**Job**. Which lines include the word "with"? Copy each of them.

**Record excerpts**.

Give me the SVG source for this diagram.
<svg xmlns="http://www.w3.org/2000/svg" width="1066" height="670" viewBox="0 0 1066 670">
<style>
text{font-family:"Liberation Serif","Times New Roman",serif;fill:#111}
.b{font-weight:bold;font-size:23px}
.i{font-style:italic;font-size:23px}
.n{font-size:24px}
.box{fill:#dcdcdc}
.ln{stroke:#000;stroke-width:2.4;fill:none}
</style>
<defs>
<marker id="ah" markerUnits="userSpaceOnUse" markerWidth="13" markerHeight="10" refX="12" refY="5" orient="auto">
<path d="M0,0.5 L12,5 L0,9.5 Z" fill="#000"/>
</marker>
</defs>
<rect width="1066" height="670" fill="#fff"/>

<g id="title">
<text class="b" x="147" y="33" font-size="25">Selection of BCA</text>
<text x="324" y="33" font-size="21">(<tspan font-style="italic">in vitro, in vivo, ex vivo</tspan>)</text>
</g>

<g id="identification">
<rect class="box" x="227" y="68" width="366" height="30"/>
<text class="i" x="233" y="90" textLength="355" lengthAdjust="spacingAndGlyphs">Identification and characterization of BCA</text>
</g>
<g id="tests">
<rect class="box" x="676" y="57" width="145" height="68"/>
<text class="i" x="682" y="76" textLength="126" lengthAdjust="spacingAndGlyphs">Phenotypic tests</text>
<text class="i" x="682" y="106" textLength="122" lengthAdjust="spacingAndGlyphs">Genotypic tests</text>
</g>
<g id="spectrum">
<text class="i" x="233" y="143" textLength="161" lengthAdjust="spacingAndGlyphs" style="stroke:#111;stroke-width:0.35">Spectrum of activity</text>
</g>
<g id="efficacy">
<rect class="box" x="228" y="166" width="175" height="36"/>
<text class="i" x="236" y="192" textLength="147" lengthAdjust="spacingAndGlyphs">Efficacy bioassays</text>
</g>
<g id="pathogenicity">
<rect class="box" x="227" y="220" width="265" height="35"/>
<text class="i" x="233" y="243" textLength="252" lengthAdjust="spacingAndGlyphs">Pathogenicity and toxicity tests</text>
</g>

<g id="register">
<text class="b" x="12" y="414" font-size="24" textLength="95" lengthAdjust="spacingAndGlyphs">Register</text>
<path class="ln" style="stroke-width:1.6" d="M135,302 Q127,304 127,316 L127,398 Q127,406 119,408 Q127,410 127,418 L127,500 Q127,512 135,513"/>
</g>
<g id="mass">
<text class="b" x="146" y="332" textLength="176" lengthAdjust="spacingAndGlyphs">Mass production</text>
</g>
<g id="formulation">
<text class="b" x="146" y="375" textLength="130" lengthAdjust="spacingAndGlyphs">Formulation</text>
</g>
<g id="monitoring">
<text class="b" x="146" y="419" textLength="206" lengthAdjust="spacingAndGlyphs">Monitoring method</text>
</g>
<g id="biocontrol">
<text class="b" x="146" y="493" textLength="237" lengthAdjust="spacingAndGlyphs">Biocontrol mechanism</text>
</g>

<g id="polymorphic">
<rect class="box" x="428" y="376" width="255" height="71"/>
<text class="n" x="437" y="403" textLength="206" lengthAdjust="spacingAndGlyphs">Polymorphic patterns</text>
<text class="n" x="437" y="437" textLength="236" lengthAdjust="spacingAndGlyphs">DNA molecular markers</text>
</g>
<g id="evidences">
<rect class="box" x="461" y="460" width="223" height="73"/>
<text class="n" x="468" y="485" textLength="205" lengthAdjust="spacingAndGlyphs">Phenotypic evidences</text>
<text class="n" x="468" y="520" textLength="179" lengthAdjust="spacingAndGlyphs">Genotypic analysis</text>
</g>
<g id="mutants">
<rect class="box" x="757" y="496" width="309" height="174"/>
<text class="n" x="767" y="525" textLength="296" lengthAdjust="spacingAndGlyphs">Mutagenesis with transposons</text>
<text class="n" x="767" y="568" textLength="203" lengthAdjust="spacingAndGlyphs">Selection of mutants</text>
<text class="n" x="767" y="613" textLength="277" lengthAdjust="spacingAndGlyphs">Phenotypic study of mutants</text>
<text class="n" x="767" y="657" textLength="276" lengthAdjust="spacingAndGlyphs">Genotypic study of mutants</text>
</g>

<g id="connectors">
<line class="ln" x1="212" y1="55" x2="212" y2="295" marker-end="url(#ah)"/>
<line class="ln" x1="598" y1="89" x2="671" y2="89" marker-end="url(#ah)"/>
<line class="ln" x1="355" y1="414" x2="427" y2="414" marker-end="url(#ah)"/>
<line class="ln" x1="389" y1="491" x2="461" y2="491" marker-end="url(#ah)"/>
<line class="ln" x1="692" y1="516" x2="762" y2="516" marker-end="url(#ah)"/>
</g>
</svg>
==
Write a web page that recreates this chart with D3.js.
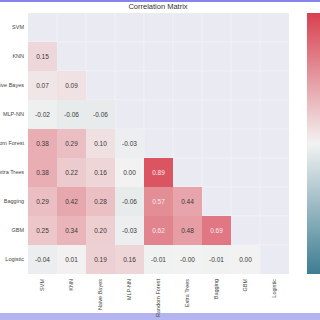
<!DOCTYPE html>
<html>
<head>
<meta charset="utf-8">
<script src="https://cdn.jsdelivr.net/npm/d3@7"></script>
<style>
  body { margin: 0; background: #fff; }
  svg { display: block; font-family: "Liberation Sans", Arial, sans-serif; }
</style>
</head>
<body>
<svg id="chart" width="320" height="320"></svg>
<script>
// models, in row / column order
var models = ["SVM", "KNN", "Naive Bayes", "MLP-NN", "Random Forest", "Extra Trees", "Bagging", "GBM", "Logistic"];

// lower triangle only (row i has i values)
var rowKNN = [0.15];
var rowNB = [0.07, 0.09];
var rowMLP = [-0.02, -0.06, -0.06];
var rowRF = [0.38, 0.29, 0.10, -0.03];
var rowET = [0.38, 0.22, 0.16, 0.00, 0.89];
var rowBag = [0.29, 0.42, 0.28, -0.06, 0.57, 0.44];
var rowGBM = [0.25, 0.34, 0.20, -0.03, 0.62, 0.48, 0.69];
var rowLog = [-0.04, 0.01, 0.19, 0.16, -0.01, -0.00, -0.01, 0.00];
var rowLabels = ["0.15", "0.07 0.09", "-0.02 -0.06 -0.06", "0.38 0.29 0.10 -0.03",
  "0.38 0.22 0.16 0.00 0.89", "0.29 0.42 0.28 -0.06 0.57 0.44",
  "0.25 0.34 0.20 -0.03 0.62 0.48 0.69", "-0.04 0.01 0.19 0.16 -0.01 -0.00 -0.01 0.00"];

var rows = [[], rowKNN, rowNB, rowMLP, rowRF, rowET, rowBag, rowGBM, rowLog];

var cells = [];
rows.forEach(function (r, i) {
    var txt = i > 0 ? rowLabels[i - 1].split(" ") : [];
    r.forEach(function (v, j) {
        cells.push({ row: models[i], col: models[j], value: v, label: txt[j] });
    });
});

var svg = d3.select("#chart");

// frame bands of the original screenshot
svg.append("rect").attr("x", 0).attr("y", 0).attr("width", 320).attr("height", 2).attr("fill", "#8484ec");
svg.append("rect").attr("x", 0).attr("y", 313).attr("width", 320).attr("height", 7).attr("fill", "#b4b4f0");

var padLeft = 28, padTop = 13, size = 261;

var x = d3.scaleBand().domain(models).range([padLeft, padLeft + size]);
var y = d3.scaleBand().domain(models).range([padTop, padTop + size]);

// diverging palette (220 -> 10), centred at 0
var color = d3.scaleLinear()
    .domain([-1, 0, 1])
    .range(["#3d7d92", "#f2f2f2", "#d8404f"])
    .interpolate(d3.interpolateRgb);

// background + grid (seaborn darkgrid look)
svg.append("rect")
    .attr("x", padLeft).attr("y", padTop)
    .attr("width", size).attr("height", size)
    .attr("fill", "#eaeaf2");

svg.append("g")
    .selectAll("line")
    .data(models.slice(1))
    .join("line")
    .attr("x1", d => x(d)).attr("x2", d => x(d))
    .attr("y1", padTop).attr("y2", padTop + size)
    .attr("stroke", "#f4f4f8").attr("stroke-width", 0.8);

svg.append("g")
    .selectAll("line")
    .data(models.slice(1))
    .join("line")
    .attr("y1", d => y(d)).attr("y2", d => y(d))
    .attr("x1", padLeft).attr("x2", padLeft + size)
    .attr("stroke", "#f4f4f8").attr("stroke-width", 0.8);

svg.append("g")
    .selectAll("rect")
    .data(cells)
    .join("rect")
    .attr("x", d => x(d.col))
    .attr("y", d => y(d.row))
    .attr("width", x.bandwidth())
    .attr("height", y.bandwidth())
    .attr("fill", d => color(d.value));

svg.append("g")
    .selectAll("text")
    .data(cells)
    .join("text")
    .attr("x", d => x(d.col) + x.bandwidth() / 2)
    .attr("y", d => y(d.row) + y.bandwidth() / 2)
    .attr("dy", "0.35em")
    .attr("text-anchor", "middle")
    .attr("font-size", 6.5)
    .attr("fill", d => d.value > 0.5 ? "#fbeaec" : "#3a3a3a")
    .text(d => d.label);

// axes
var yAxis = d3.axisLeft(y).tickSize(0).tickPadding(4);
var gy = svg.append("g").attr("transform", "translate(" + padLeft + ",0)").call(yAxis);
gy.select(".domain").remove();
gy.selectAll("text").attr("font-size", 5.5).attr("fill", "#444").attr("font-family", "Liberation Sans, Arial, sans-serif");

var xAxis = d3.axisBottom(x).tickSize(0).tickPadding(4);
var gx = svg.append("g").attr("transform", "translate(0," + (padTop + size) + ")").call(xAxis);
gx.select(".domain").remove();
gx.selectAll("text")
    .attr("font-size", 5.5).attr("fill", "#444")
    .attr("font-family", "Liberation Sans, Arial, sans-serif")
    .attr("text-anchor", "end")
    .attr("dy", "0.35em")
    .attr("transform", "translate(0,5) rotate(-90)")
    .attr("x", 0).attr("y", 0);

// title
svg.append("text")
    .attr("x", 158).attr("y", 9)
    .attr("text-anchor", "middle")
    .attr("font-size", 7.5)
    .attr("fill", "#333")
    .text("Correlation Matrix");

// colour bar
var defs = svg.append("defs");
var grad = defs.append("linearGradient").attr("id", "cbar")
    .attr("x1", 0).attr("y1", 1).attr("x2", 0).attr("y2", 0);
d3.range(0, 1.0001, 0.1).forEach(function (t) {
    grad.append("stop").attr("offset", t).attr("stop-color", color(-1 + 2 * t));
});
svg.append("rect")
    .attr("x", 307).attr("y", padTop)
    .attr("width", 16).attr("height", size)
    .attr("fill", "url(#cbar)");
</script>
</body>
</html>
* * *
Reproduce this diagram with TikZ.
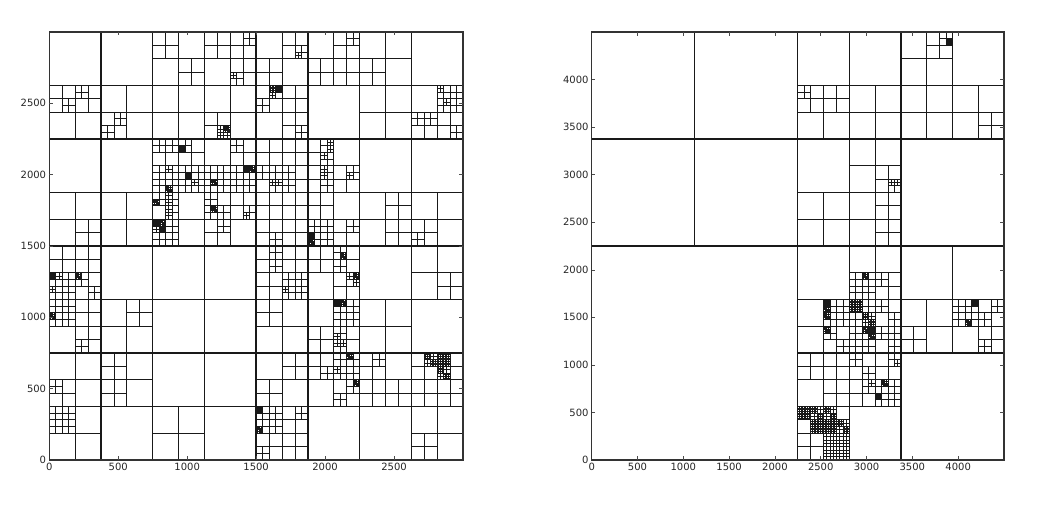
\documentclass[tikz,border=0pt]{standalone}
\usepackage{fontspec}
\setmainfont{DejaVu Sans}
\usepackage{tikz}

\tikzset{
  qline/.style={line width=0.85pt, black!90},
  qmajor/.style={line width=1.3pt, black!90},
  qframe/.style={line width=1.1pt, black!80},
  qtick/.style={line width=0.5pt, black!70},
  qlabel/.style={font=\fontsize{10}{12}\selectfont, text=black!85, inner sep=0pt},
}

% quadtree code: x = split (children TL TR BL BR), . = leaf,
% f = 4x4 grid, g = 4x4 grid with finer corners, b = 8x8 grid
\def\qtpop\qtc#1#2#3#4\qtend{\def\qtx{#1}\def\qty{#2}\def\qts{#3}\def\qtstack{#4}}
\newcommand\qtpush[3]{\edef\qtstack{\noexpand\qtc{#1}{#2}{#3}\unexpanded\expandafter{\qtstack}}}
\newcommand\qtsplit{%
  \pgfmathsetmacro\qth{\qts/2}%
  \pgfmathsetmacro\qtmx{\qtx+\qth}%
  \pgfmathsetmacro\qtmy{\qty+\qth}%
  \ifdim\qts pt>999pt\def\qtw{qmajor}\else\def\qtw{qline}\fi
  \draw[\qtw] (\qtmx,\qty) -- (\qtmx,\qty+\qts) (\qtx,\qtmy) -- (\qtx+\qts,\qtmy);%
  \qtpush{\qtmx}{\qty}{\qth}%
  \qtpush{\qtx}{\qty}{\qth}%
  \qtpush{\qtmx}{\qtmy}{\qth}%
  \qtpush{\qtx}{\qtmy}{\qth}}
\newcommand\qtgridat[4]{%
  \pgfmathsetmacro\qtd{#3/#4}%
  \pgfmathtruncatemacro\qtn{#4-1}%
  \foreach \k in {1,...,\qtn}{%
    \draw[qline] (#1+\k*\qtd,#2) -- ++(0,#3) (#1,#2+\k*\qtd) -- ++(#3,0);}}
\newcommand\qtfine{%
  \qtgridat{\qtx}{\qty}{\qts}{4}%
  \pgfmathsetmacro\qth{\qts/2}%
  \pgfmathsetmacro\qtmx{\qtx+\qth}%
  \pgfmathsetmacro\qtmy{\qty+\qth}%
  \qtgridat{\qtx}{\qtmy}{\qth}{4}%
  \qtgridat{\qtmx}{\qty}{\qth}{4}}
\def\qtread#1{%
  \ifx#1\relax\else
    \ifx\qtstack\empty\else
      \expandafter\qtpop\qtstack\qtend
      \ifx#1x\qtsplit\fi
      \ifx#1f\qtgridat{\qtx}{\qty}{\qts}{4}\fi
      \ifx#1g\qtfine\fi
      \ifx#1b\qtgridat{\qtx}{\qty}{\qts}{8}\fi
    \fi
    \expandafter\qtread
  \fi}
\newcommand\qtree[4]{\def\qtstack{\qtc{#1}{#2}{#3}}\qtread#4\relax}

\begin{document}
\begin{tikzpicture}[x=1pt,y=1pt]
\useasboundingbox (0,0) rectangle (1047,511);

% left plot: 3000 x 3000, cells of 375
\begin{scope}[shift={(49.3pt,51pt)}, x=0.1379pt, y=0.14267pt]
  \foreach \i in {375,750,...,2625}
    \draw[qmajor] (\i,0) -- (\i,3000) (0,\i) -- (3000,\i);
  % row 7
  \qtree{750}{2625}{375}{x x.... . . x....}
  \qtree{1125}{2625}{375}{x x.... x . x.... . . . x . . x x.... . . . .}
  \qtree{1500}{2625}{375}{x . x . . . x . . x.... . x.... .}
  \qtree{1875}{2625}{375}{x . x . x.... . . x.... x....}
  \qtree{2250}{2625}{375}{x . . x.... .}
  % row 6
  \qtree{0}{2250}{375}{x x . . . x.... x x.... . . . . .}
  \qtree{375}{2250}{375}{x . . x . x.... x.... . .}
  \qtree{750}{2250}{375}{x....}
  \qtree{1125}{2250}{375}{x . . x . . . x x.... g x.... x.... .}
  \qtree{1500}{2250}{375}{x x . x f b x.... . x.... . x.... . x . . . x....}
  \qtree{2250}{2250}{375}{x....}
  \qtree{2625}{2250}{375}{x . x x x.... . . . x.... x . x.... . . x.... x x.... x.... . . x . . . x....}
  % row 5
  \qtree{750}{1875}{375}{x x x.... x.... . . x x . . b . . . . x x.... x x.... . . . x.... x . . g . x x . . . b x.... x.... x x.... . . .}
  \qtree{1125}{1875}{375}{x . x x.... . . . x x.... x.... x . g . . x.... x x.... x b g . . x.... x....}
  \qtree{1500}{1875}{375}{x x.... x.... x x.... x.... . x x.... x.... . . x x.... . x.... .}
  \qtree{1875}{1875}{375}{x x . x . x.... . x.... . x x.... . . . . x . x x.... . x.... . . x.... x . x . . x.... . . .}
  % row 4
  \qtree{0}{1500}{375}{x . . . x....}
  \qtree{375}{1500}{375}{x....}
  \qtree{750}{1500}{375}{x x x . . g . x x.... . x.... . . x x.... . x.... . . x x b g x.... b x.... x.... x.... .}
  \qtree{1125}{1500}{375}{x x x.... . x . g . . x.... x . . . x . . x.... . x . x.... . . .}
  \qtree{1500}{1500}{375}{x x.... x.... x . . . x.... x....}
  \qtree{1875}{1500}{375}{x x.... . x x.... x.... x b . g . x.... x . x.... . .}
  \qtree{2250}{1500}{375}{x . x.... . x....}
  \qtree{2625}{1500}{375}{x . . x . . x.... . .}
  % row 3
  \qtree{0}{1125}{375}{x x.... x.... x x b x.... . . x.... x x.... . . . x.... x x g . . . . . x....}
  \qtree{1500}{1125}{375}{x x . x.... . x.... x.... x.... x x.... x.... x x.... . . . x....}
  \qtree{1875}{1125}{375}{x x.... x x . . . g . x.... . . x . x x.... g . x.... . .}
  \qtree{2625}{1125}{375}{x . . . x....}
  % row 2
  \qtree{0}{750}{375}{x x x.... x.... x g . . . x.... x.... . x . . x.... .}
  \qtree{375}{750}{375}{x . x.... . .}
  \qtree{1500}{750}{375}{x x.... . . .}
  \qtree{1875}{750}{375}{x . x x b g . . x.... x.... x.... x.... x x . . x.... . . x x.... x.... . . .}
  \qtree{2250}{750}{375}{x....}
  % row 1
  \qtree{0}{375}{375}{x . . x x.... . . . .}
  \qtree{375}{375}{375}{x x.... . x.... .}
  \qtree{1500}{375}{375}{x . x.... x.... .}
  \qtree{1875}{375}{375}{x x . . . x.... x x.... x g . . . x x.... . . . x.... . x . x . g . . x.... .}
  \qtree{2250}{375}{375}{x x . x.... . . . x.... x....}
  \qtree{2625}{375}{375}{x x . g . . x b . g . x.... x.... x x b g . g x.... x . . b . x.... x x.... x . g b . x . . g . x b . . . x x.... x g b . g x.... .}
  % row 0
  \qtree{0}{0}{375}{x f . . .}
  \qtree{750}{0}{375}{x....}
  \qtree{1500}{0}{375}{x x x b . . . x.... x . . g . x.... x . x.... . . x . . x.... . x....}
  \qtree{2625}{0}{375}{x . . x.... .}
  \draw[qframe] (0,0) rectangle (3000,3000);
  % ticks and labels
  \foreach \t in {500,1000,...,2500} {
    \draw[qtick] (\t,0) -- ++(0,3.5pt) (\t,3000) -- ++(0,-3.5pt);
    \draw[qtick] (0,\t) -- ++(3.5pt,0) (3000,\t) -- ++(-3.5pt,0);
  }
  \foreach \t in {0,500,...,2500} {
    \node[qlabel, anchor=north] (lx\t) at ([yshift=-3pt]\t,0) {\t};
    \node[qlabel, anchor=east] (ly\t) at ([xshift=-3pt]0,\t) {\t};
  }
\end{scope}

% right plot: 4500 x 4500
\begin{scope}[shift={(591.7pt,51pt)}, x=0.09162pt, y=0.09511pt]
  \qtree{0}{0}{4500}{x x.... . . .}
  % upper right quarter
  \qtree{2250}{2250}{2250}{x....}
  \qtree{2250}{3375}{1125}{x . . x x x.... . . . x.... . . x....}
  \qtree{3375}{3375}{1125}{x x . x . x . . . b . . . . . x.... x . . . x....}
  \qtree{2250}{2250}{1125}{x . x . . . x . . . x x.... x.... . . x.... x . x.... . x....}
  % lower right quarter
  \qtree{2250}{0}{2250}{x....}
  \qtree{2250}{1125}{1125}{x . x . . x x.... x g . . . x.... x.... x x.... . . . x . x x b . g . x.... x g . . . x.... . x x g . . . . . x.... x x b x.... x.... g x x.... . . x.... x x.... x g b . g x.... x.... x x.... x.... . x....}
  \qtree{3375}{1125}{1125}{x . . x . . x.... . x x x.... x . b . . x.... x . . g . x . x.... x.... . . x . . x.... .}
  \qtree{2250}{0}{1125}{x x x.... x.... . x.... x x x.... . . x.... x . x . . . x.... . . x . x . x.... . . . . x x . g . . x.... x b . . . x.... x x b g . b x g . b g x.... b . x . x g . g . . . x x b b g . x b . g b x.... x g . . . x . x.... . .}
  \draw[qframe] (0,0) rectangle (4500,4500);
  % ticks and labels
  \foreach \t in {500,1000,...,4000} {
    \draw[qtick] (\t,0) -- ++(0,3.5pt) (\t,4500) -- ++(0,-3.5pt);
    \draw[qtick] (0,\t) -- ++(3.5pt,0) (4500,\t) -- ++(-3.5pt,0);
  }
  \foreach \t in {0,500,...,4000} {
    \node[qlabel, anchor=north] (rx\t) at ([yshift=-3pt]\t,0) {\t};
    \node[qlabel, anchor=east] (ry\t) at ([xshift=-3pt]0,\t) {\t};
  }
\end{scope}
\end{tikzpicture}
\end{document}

**Task output**.
<text class="n" x="767" y="525" textLength="296" lengthAdjust="spacingAndGlyphs">Mutagenesis with transposons</text>
Write a web page that recreates this chart with D3.js.
Reproduce this diagram with TikZ.
% f = 4x4 grid, g = 4x4 grid with finer corners, b = 8x8 grid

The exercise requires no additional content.